Playwright Dana Leslie Goldstein’s Talk About EAT DESSERT FIRST is Icing on the Cake

Playwright Dana Leslie Goldstein, whose new Off B’way musical, “Liberty,” has just released its cast album, shares a few words about her delicious new play:

Are you a dessert person?  I’m not actually a dessert person at all.  And when I do eat dessert, I prefer things that are bitter or tart (think really dark chocolate or sour fruit).  I’m also the kind of person who can’t relax until after the work is finished, so my lack of interest in dessert is probably appropriate to my personality.  The title of the play is a quote from the late mom of a dear friend.  The play itself is dedicated to three particular women and the moms who they recently lost.  More on that below.
What inspired you to write Eat Dessert First?  Is that something you like to do?  Not too long ago, my mother and I had the bittersweet experience of sorting through and emptying my grandmother’s apartment, where she had lived for about seventy years.  We found ledger books that contained notes to us.  The notes weren’t advice, like the notes in my play, and the books themselves weren’t cookbooks, but I had the distinct feeling that my grandmother was speaking to us from beyond death.  I love those notes.  Similarly, my sister-in-law, who is a very good cook, has the cookbooks of her own late mother.  Her mother didn’t write to her directly, but she did take notes in the margins, and my sister-in-law cherishes those cookbooks because of the notes.  Finally, the title of the play “Eat Dessert First” is a quote from the late mom of a very close friend.  She was a woman who said many funny, profound and surprising things and was part of a generation who had to break from societal expectations to live as the feisty, political and seemingly indomitable person she was meant to be.  She had been a cabaret singer and a city councilwoman, and everyone called her Hank.  She was inspirational.  I melded details from these three mother-daughter relationships, along with some fiction, to create the mother and daughter in the play.
Playwright Dana Leslie Goldstein

Playwright Dana Leslie Goldstein

How did the play change for you during the writing process?  When I began writing Eat Dessert First, it was essentially monologs taking place in two separate decades and two separate kitchens: the mother’s and the daughter’s.  The mother’s story began with her wedding and ended when she left her husband and children.  The daughter’s story began when she got the call that her mother had passed away, and ended some ten years later.  It included her getting married, having children, her home renovated, job stress, etc., all without the support of her mother being alive to help her through it.  The two women didn’t interact at all – they were living in different decades and cooking in different kitchens – until the final moment of the play, when the mother “crosses over” into the daughter’s kitchen as the daughter finally opens the mother’s jello mold and discovers the old cookbook hidden there.  I knew from the beginning that I wanted the mother to be leaving notes for her daughter in the cookbook, and that the daughter wouldn’t find the cookbook until the very end of the play.  But the journey to that moment is very different now.  Though it includes flashbacks to her childhood, the daughter’s story now takes place over the course of just a few days spent packing up her mother’s house.  And in those few, much more immediate days, she goes through many stages of grief, eventually finding some compassion for her mother’s choices.  She begins to be satisfied with what there is.
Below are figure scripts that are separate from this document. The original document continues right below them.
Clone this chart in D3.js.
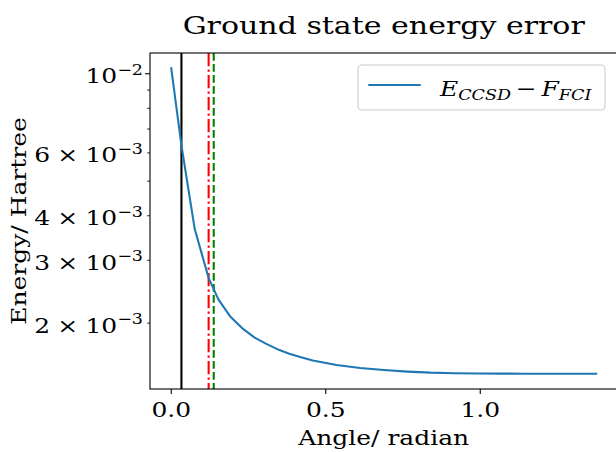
<!DOCTYPE html>
<html>
<head>
<meta charset="utf-8">
<script src="https://cdn.jsdelivr.net/npm/d3@7"></script>
<style>
  body { margin: 0; background: #fff; }
  text { font-family: "DejaVu Serif", serif; fill: #000; }
</style>
</head>
<body>
<svg id="chart" width="616" height="452"></svg>
<script>
// values read off the picture
const angle = [0, 0.033, 0.076, 0.121, 0.153, 0.19, 0.229, 0.27, 0.306, 0.35, 0.382, 0.42, 0.458,
  0.535, 0.611, 0.688, 0.764, 0.840, 0.917, 0.993, 1.069, 1.146, 1.222, 1.299, 1.375];
const energyError = [1.036e-2, 6.30e-3, 3.67e-3, 2.675e-3, 2.327e-3, 2.092e-3, 1.937e-3, 1.822e-3,
  1.753e-3, 1.681e-3, 1.641e-3, 1.604e-3, 1.572e-3, 1.527e-3, 1.497e-3, 1.478e-3, 1.463e-3,
  1.453e-3, 1.448e-3, 1.445e-3, 1.444e-3, 1.443e-3, 1.443e-3, 1.443e-3, 1.443e-3];

const vlineX = [0.033, 0.121, 0.1375];
const vlineColor = ["#000000", "#ff0000", "#008000"];
const vlineDash = [null, "13.3,3.3,2.1,3.3", "7.7,3.3"];

const xTicks = [0, 0.5, 1.0];
const xTickLabels = ["0.0", "0.5", "1.0"];
const yMajorTicks = [1e-2];
const yMinorTicks = [2e-3, 3e-3, 4e-3, 5e-3, 6e-3, 7e-3, 8e-3, 9e-3];
// labelled ticks: [value, mantissa, exponent]
const yTickLabels = [[1e-2, "", "−2"], [6e-3, "6", "−3"], [4e-3, "4", "−3"], [3e-3, "3", "−3"], [2e-3, "2", "−3"]];

const W = 616, H = 452;
const mLeft = 150, mRight = 617.4, mTop = 53, mBottom = 389;
const stretch = 1.2; // text in the picture is wider than plain DejaVu Serif

const svg = d3.select("#chart");

// 5% margins like matplotlib
let xmin = d3.min(angle), xmax = d3.max(angle);
let xpad = (xmax - xmin) * 0.05;
let x = d3.scaleLinear().domain([xmin - xpad, xmax + xpad]).range([mLeft, mRight]);

let lmin = Math.log10(d3.min(energyError)), lmax = Math.log10(d3.max(energyError));
let lpad = (lmax - lmin) * 0.05;
let y = d3.scaleLog().domain([Math.pow(10, lmin - lpad), Math.pow(10, lmax + lpad)]).range([mBottom, mTop]);

function stext(parent, px, py, size, anchor, rot) {
  return parent.append("text")
    .attr("transform", "translate(" + px + "," + py + ")" + (rot ? " rotate(" + rot + ")" : "") + " scale(" + stretch + ",1)")
    .attr("font-size", size)
    .attr("text-anchor", anchor);
}

let g = svg.append("g");

// vertical lines
vlineX.forEach((v, i) => {
  g.append("line")
    .attr("x1", x(v)).attr("x2", x(v))
    .attr("y1", mTop).attr("y2", mBottom)
    .attr("stroke", vlineColor[i])
    .attr("stroke-width", 2.08)
    .attr("stroke-dasharray", vlineDash[i]);
});

// curve
let line = d3.line()
  .x((d, i) => x(angle[i]))
  .y(d => y(d));

g.append("path")
  .datum(energyError)
  .attr("d", line)
  .attr("fill", "none")
  .attr("stroke", "#1f77b4")
  .attr("stroke-width", 2.08)
  .attr("stroke-linejoin", "round")
  .attr("stroke-linecap", "square");

// spines
g.append("rect")
  .attr("x", mLeft).attr("y", mTop)
  .attr("width", mRight - mLeft).attr("height", mBottom - mTop)
  .attr("fill", "none").attr("stroke", "#000").attr("stroke-width", 1.1);

// x axis
xTicks.forEach((t, i) => {
  g.append("line")
    .attr("x1", x(t)).attr("x2", x(t))
    .attr("y1", mBottom).attr("y2", mBottom + 4.9)
    .attr("stroke", "#000").attr("stroke-width", 1.1);
  stext(g, x(t), mBottom + 27.5, 20.8, "middle").text(xTickLabels[i]);
});

// y axis ticks
yMajorTicks.forEach(t => {
  g.append("line")
    .attr("x1", mLeft - 4.9).attr("x2", mLeft)
    .attr("y1", y(t)).attr("y2", y(t))
    .attr("stroke", "#000").attr("stroke-width", 1.1);
});
yMinorTicks.forEach(t => {
  g.append("line")
    .attr("x1", mLeft - 2.8).attr("x2", mLeft)
    .attr("y1", y(t)).attr("y2", y(t))
    .attr("stroke", "#000").attr("stroke-width", 0.85);
});

yTickLabels.forEach(d => {
  let t = stext(g, 143, y(d[0]) + 9.4, 20.8, "end");
  if (d[1]) {
    t.append("tspan").text(d[1]);
    t.append("tspan").attr("dx", 6).text("×");
    t.append("tspan").attr("dx", 6).text("10");
  } else {
    t.append("tspan").text("10");
  }
  t.append("tspan")
    .attr("dy", -8.4)
    .attr("font-size", 14.6)
    .text(d[2]);
});

// labels
stext(svg, (mLeft + mRight) / 2, 33.5, 25, "middle").text("Ground state energy error");
stext(svg, (mLeft + mRight) / 2, 445, 20.8, "middle").text("Angle/ radian");
stext(svg, 26, (mTop + mBottom) / 2, 20.8, "middle", -90).text("Energy/ Hartree");

// legend
let lg = svg.append("g");
lg.append("rect")
  .attr("x", 358).attr("y", 65)
  .attr("width", 247).attr("height", 45)
  .attr("rx", 4)
  .attr("fill", "#fff").attr("fill-opacity", 0.8)
  .attr("stroke", "#cccccc").attr("stroke-width", 1.1);
lg.append("line")
  .attr("x1", 368.3).attr("x2", 420.7)
  .attr("y1", 85).attr("y2", 85)
  .attr("stroke", "#1f77b4").attr("stroke-width", 2.08);
let lt = stext(lg, 440, 96, 20.8, "start");
lt.append("tspan").attr("font-style", "italic").text("E");
lt.append("tspan").attr("font-style", "italic").attr("font-size", 14.6).attr("dy", 4).text("CCSD");
lt.append("tspan").attr("dy", -4).attr("dx", 4).text("−");
lt.append("tspan").attr("font-style", "italic").attr("dx", 4).text("F");
lt.append("tspan").attr("font-style", "italic").attr("font-size", 14.6).attr("dy", 4).text("FCI");
</script>
</body>
</html>
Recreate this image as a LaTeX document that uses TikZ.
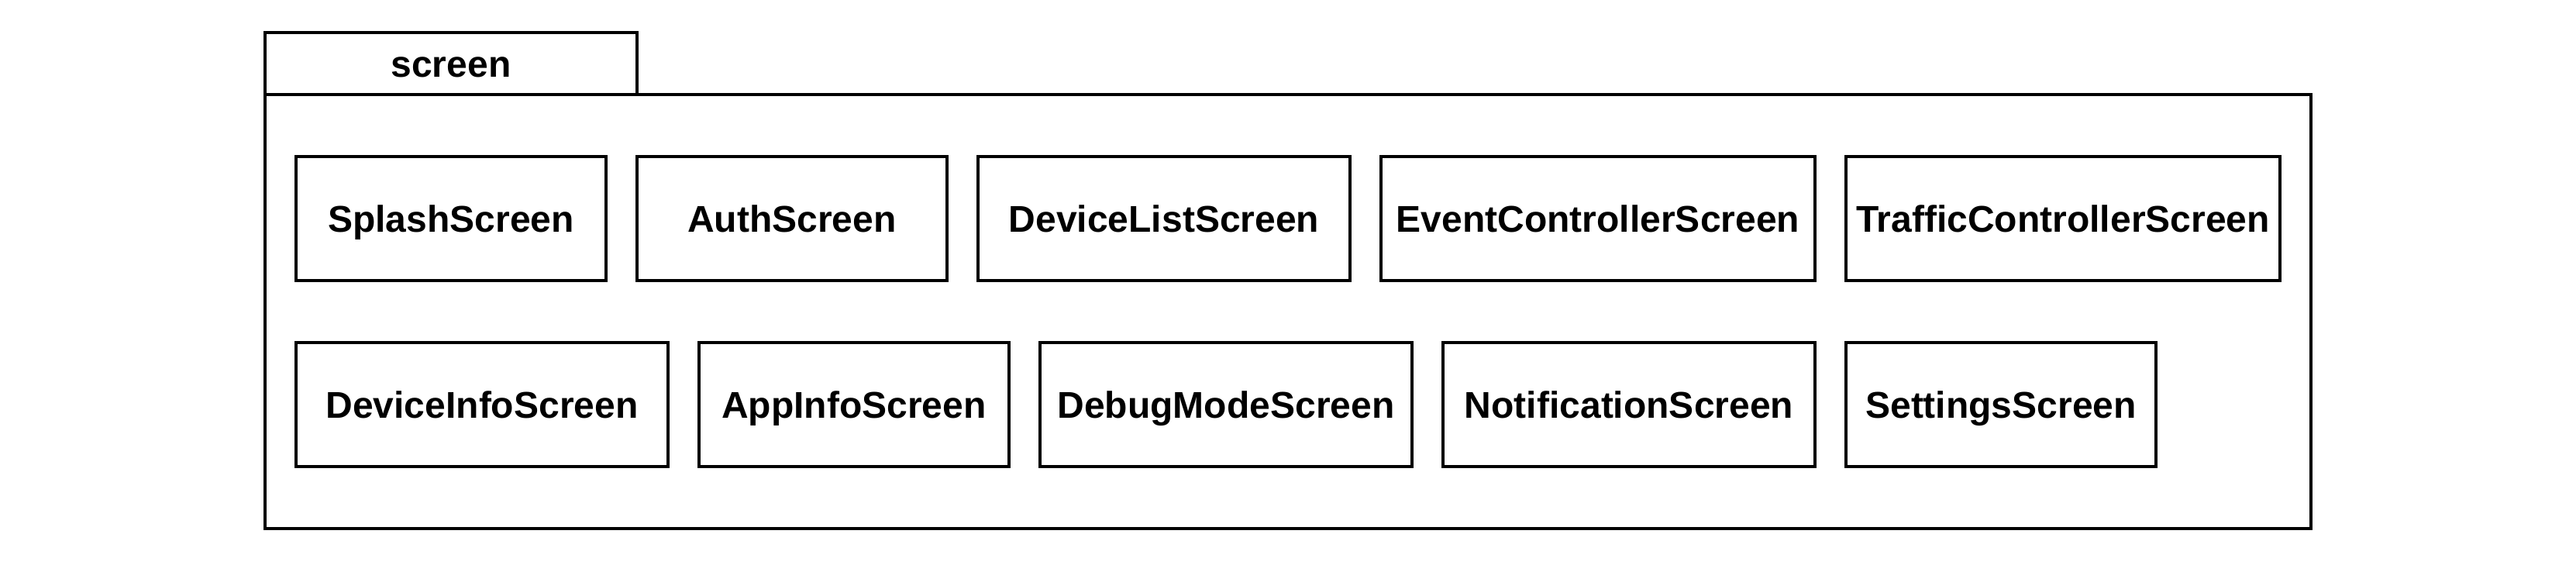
\documentclass[tikz,border=0pt]{standalone}
\usepackage{fontspec}
\setmainfont{Liberation Sans}
\begin{document}
\begin{tikzpicture}[x=0.5pt,y=-0.5pt,
  every node/.style={font=\fontsize{24pt}{28pt}\selectfont\bfseries},
  cls/.style={draw=black, line width=2pt, rectangle, inner sep=0pt, outer sep=0pt,
    minimum height=80pt, text height=17.2pt, text depth=0pt},
  pkg/.style={draw=black, line width=2pt, rectangle, inner sep=0pt, outer sep=0pt},
  tabbox/.style={draw=black, line width=2pt, rectangle, inner sep=0pt, outer sep=0pt,
    minimum width=240pt, minimum height=40pt, text height=17.2pt, text depth=0pt}]
\useasboundingbox (0,0) rectangle (3324,728);
\node[pkg, minimum width=1320pt, minimum height=280pt] (main) at (1662,402) {};
\node[tabbox] (tab) at (582,82) {screen};
% row 1
\node[cls, minimum width=200pt] (splash) at (582,282) {SplashScreen};
\node[cls, minimum width=200pt] (auth) at (1022,282) {AuthScreen};
\node[cls, minimum width=240pt] (devlist) at (1502,282) {DeviceListScreen};
\node[cls, minimum width=280pt] (event) at (2062,282) {EventControllerScreen};
\node[cls, minimum width=280pt] (traffic) at (2662,282) {TrafficControllerScreen};
% row 2
\node[cls, minimum width=240pt] (devinfo) at (622,522) {DeviceInfoScreen};
\node[cls, minimum width=200pt] (appinfo) at (1102,522) {AppInfoScreen};
\node[cls, minimum width=240pt] (debug) at (1582,522) {DebugModeScreen};
\node[cls, minimum width=240pt] (notif) at (2102,522) {NotificationScreen};
\node[cls, minimum width=200pt] (settings) at (2582,522) {SettingsScreen};
\end{tikzpicture}
\end{document}
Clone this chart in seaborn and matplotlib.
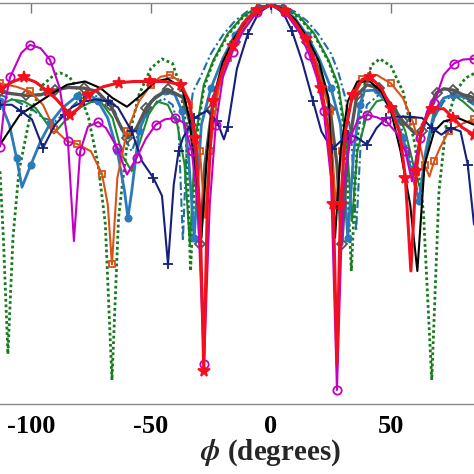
import numpy as np
import pandas as pd
import matplotlib
matplotlib.use("Agg")
import matplotlib.pyplot as plt
import seaborn as sns

# beam pattern readings: angle (degrees) and level (dB)
mag_x = [-112.9, -111, -108.75, -104, -100.4, -96, -92.1, -88, -84.6, -82.1, -79.5, -76.25, -72, -68.75,
         -64, -60, -56, -52.1, -48, -44.2, -40, -36.25, -33, -30.5, -27.9, -25.5, -23, -20, -16, -11.7,
         -6, 0, 6, 12, 16, 19.2, 22, 25, 27.5, 30, 33, 36.25, 40, 44.2, 48, 52.5, 56, 58.75, 62, 65,
         67.9, 72, 76.25, 80, 84.6]
mag_y = [-21.3, -15, -10.9, -7.2, -6.0, -6.5, -8.2, -12.5, -20.5, -35.5, -22, -18.3, -17.6, -18.5,
         -21.5, -25.5, -23, -20.1, -18, -17.2, -17, -17.7, -22, -30, -54, -30, -18, -10.8, -7, -4.0,
         -1.1, 0, -1.1, -4.2, -7.5, -11.0, -16, -26, -57.9, -28, -20, -17.2, -16.5, -16.9, -17.5, -19.3,
         -22, -26.5, -20, -16, -14.8, -10.5, -8.8, -8.2, -8.1]

red_x = [-112.9, -108, -103, -98, -93, -89.6, -83.75, -80, -76.25, -70, -63.3, -57, -50.4, -44, -37.5,
         -34, -31.5, -29.5, -28, -26.5, -24.2, -20, -16, -11.7, -6, 0, 6, 10, 14.6, 18, 21, 24, 26,
         27.5, 29, 31, 34, 38, 41.25, 46, 50, 53.75, 56, 58.3, 60.5, 63, 67, 72, 76, 79.6, 84.6]
red_y = [-12.7, -11.6, -10.9, -11.6, -13, -14.1, -16.5, -15.5, -13.5, -12.3, -11.7, -11.5, -11.5, -11.5,
         -12, -14.5, -20, -32, -55, -30, -14.4, -9.5, -6.2, -2.8, -0.8, 0, -0.9, -2.6, -5.1, -8.5, -12.5,
         -19, -30, -54, -30, -19, -13.5, -11.2, -10.8, -12.5, -15.5, -19.4, -26, -40, -25, -18, -15.6,
         -15.6, -17, -18.4, -19.5]

gd_x = [-112.9, -111.5, -109.6, -107.5, -105, -100, -95, -90, -87.9, -84, -80, -76, -72, -69, -66.25,
        -63.5, -60, -55, -50, -45.4, -41, -38, -35.5, -33.5, -31, -28, -24, -18, -12, -6, 0, 6, 12, 18,
        24, 28, 31, 33.5, 36, 39, 42, 45.4, 50, 55, 60, 63.5, 67, 70, 73, 77, 81, 84.6]
gd_y = [-25, -35, -52.5, -35, -25, -16, -12, -10.4, -10.2, -10.8, -13, -17, -24, -33, -56.4,
        -32, -21, -13.5, -9.5, -8.1, -8.8, -12, -18, -40, -20, -12.5, -8.5, -4.5, -2, -0.5, 0, -0.5, -2,
        -4.5, -8.5, -12.5, -20, -40, -20, -12, -9, -8.1, -9.2, -13, -21, -31, -56.4, -28, -18, -13,
        -11, -10.3]

blk_x = [-112.9, -104.6, -92, -85, -77.5, -71, -66, -60, -54, -48, -43, -37, -34, -31.5, -29, -26.5,
         -24, -20, -15, -10, -5, 0, 5, 10, 15, 20, 24, 26.7, 29, 32, 36, 41.25, 46, 50, 54, 58, 61, 64,
         68, 72, 78, 84.6]
blk_y = [-21, -16.5, -13.5, -12, -11.5, -12.5, -14, -15.3, -13.5, -11.5, -11.1, -12.5, -17, -26, -35,
         -22, -14, -8.5, -4.8, -2.2, -0.6, 0, -0.6, -2.2, -4.8, -8.5, -14, -35, -22, -14.5, -11.5, -11.5,
         -13, -16, -22, -30, -40, -24, -19, -17.5, -17, -18]

org_x = [-112.9, -106, -100.4, -95, -90.4, -85, -80.8, -75, -70.4, -68, -66.25, -64, -60, -55, -50, -46,
         -42, -38, -34, -31, -29.6, -27.5, -25.5, -22, -18, -12, -6, 0, 6, 12, 18, 22, 24.5, 27, 29.5,
         33, 38, 44, 50, 55, 59, 62, 64, 66, 68, 70.4, 74, 80, 84.6]
org_y = [-11.8, -12.3, -13, -15, -18.6, -20.5, -20.9, -22, -25.4, -30, -39, -26, -19, -14.5, -12, -10.8,
         -10.5, -11.5, -15, -20, -22, -32, -22, -13, -8, -3.5, -0.9, 0, -0.9, -3.5, -8, -12.5, -16, -30,
         -22, -15, -11.2, -10.5, -11.8, -14, -17.5, -21, -24, -25.8, -23.5, -21.5, -19, -17.8, -17.2]

gry_x = [-112.9, -108.75, -102, -96, -90, -84.6, -78, -72.5, -67, -63, -60, -56, -52, -48.3, -43, -36.7,
         -33.5, -31, -29.5, -27.5, -24.6, -20, -15, -10, -5, 0, 5, 10, 15, 20, 24.6, 27.5, 29.5, 32,
         35.8, 40, 45, 50, 55, 60, 63, 66, 69, 72, 76, 80, 83.3, 84.6]
gry_y = [-13, -13.3, -13.6, -13.5, -12.8, -12.4, -12.5, -13, -15, -18, -20, -18.5, -15.5, -13.9, -12.7,
         -13.9, -18, -26, -36, -24, -15.7, -9.8, -5.5, -2.5, -0.6, 0, -0.6, -2.5, -5.5, -9.8, -15.6, -24,
         -36, -22, -13.6, -12, -12.5, -15, -17.5, -19.3, -19, -15.5, -13.2, -12.6, -12.8, -13.5, -13.8,
         -14]

sb_x = [-112.9, -109, -106, -103.75, -100, -96, -92, -87, -80.8, -76, -72, -68, -64, -61, -59.6, -58,
        -55, -50, -44, -40, -37, -34.5, -32, -29, -25, -20, -15, -10, -5, 0, 5, 10, 15, 20, 25, 29, 32,
        34.5, 37, 39, 44, 50, 55, 58.5, 61.7, 64.5, 68, 72, 76, 80, 84.6]
sb_y = [-14.5, -18, -23, -27.4, -24, -20.5, -17.8, -15.5, -13.7, -13.3, -14.5, -17, -22, -28, -32, -28,
        -19, -14.5, -13, -13.5, -16, -22, -35, -18, -12.5, -8, -4.5, -2, -0.5, 0, -0.5, -2, -4.5, -8,
        -12.5, -18, -35, -22, -15, -12.9, -12.8, -15.5, -20, -25, -29.5, -22, -16, -14, -13.5, -13.8,
        -14.5]

nv_x = [-112.9, -108, -104, -99.6, -95, -90, -86, -83, -78, -73, -68, -63.75, -58, -53.75, -49, -45.4,
        -42.9, -40.5, -38.5, -36.7, -32, -26.7, -22.5, -19.6, -18, -14.2, -9.6, -5, 0, 5, 8.75, 13, 17.5,
        21, 25.4, 29, 32, 35.8, 40, 44, 48, 52.5, 58, 63, 67, 71, 75, 79, 82, 84.6]
nv_y = [-15, -15, -16, -17.2, -21.5, -18, -16.5, -15.4, -14.5, -14.2, -14.5, -15.4, -19, -23.5, -26,
        -28.7, -39, -27, -22, -20, -17, -15.9, -17.5, -20.2, -18.3, -9.6, -4.3, -1.1, 0, -1.1, -3.9, -8.5,
        -14.4, -19, -21.7, -20.5, -19.5, -19.9, -21, -18.5, -17, -16.8, -16.8, -17, -18.5, -19.5, -18.5,
        -19, -24, -33]

gs_x = [-112.9, -108, -103, -98, -94, -90.4, -86, -80, -75, -71, -66, -61.7, -58, -55, -51, -47.5, -43,
        -39, -36, -33.75, -31.5, -28, -24, -18, -12, -6, 0, 6, 12, 18, 24, 28, 31.5, 33.75, 36, 40, 44,
        47, 52, 56, 60, 62.5, 65, 68, 72, 76, 80, 84.6]
gs_y = [-15, -14.2, -14.5, -15.5, -17.5, -19.3, -17.5, -15.5, -14.6, -14.5, -17, -22.8, -25, -21, -16.5,
        -14.5, -15, -18, -24, -36, -20, -12, -8.3, -4.3, -1.8, -0.4, 0, -0.4, -1.8, -4.3, -8.3, -12, -20,
        -32.5, -22, -16.5, -14.5, -14.2, -15.5, -19, -25, -28, -22, -16.5, -14, -13.5, -14.5, -16]

bd_x = [-112.9, -106, -100, -95, -90, -85, -80, -75, -70, -65, -61, -58, -54, -50, -45, -41, -38.5,
        -36.7, -35, -32.5, -29.6, -25, -20, -15, -10, -5, 0, 5, 10, 15, 20, 25, 28, 31, 33.5, 35.5, 37.5,
        40, 45, 50, 54, 58, 62, 65, 68, 72, 76, 80, 84.6]
bd_y = [-13.5, -14.5, -15.5, -17, -17.5, -16, -14.3, -13.5, -14, -16, -20, -22, -18, -15.5, -14, -15,
        -18.5, -35.5, -20, -13, -11, -7.3, -4.5, -2.4, -1.0, -0.25, 0, -0.25, -1.0, -2.4, -4.5, -7.3, -10,
        -14, -20, -34, -20, -15, -13.5, -15, -18, -23, -29.5, -22, -17, -14.5, -13.5, -14, -15]

sns.set_style("white")
plt.rcParams["font.family"] = ["Liberation Serif", "DejaVu Serif"]
plt.rcParams["font.weight"] = "bold"
plt.rcParams["mathtext.fontset"] = "stix"
plt.rcParams["axes.unicode_minus"] = False

fig = plt.figure(figsize=(4.74, 4.74), dpi=100)
ax = fig.add_axes([0, 1 - 404 / 474, 1, 401 / 474])

# (x, y, colour, linestyle, linewidth, marker, marker size, filled)
series = [
    (bd_x, bd_y, "#1f6fa3", (0, (4, 1.5, 1, 1.5)), 1.5, None, 0, False),
    (gs_x, gs_y, "#1e8a2e", "-", 1.5, None, 0, False),
    (gd_x, gd_y, "#177a1d", (0, (1, 1)), 2.0, None, 0, False),
    (sb_x, sb_y, "#2b7bba", "-", 2.0, "o", 4.5, True),
    (gry_x, gry_y, "#555555", "-", 2.4, "D", 5.5, False),
    (org_x, org_y, "#d95319", "-", 1.5, "s", 4.5, False),
    (blk_x, blk_y, "black", "-", 1.5, None, 0, False),
    (nv_x, nv_y, "#14207a", "-", 1.5, "+", 7, True),
    (mag_x, mag_y, "#c400c4", "-", 1.5, "o", 6, False),
    (red_x, red_y, "#f2101e", "-", 2.2, "*", 8.5, True),
]

for xs, ys, col, ls, lw, mk, ms, filled in series:
    df = pd.DataFrame({"phi": xs, "gain": ys})
    kw = {}
    if mk is not None:
        kw = dict(marker=mk, markevery=2, markersize=ms, markeredgecolor=col,
                  markeredgewidth=1.3, markerfacecolor=col if filled else "none")
    sns.lineplot(data=df, x="phi", y="gain", color=col, linestyle=ls, linewidth=lw,
                 sort=False, estimator=None, ax=ax, **kw)

ax.set_xlim(-112.9, 84.6)
ax.set_ylim(-60, 0.3)
ax.set_xticks([-100, -50, 0, 50])
ax.set_yticks([])
ax.tick_params(axis="x", direction="in", length=7, width=1, top=True, colors="#777777",
               labelcolor="black", labelsize=19, pad=8)
for s in ["left", "right"]:
    ax.spines[s].set_visible(False)
for s in ["top", "bottom"]:
    ax.spines[s].set_color("#888888")
    ax.spines[s].set_linewidth(1.0)
ax.set_ylabel("")
ax.set_xlabel(r"$\phi$ (degrees)", fontsize=21, fontweight="bold", labelpad=1)
ax.xaxis.set_label_coords(271 / 474, -0.083)

fig.savefig("out.png", dpi=100)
What’s the most fun part about seeing it on stage?  I love watching the daughter (and this is thanks to Mary Ruth’s performance) gradually discover things about her mother, as well as the depth of her own emotion toward her mom.  She doesn’t expect this to be a difficult experience; she’s got it under control.  She’s wrong about that, but by the end of the play, she isn’t sorry that she was wrong.  The daughter finds something unexpected, that she can hold onto, and take with her into her own adult life.